10. Integrating With Broader Due Diligence
No calculator replaces comprehensive due diligence, but it significantly streamlines the analysis stage. Investors should pair cash flow modeling with inspections, market rent studies, and legal review. Authority sources like HUD’s Multifamily Occupancy reports and the Bureau of Labor Statistics inflation data provide context for long-term trends that affect both rents and expenses. By triangulating these sources, investors can build resilient pro formas that withstand economic cycles.
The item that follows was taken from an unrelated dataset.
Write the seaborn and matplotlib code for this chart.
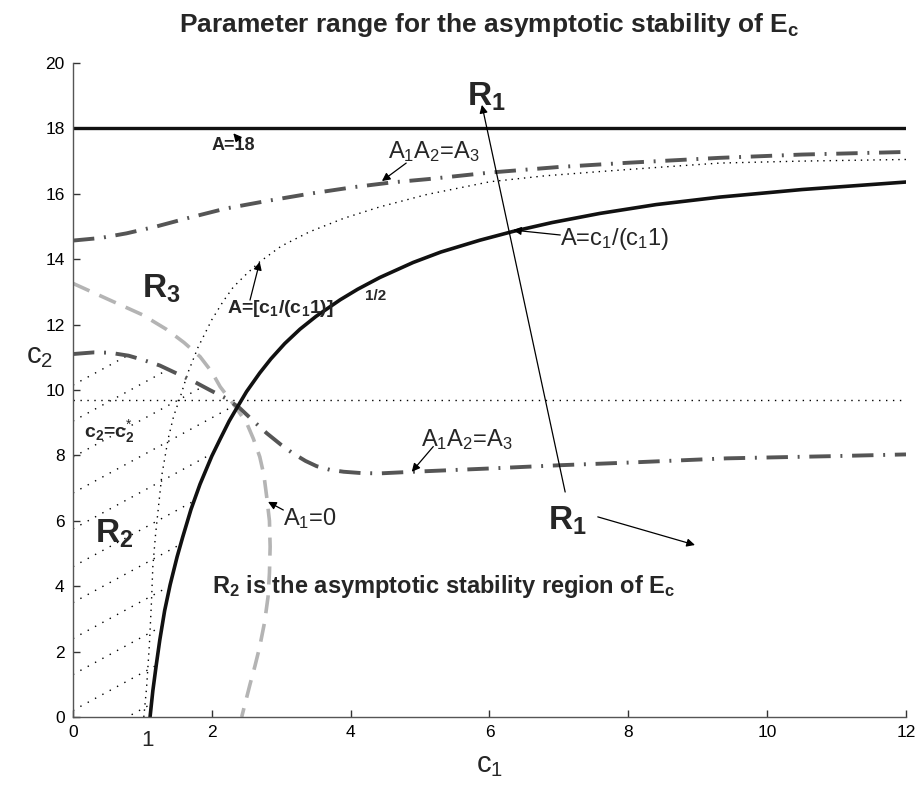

Moreover, lenders often require detailed cash flow statements in underwriting. Presenting clear calculations from this tool demonstrates professionalism and can expedite approvals. The calculator can also feed into sensitivity analyses for syndication pitch decks, helping prospective limited partners understand the range of outcomes.
11. Final Takeaways
The positive cash flow property calculator above encapsulates best practices from institutional underwriting while remaining intuitive for individual investors. The key lessons include:
- Model all inflows and outflows to avoid surprises. Even small overlooked expenses erode profitability over time.
- Use realistic vacancy and expense ratios grounded in public data and property management experience.
- Apply stress tests by adjusting rent, costs, and financing terms. Commit to deals that remain cash-flow positive under conservative scenarios.
- Leverage the insights to negotiate better purchase prices, lock favorable financing, and prioritize value-add upgrades.
Positive cash flow is not merely a target; it is an ongoing discipline. By using this calculator regularly and corroborating inputs with authoritative sources, investors can build portfolios that withstand market volatility while steadily compounding wealth.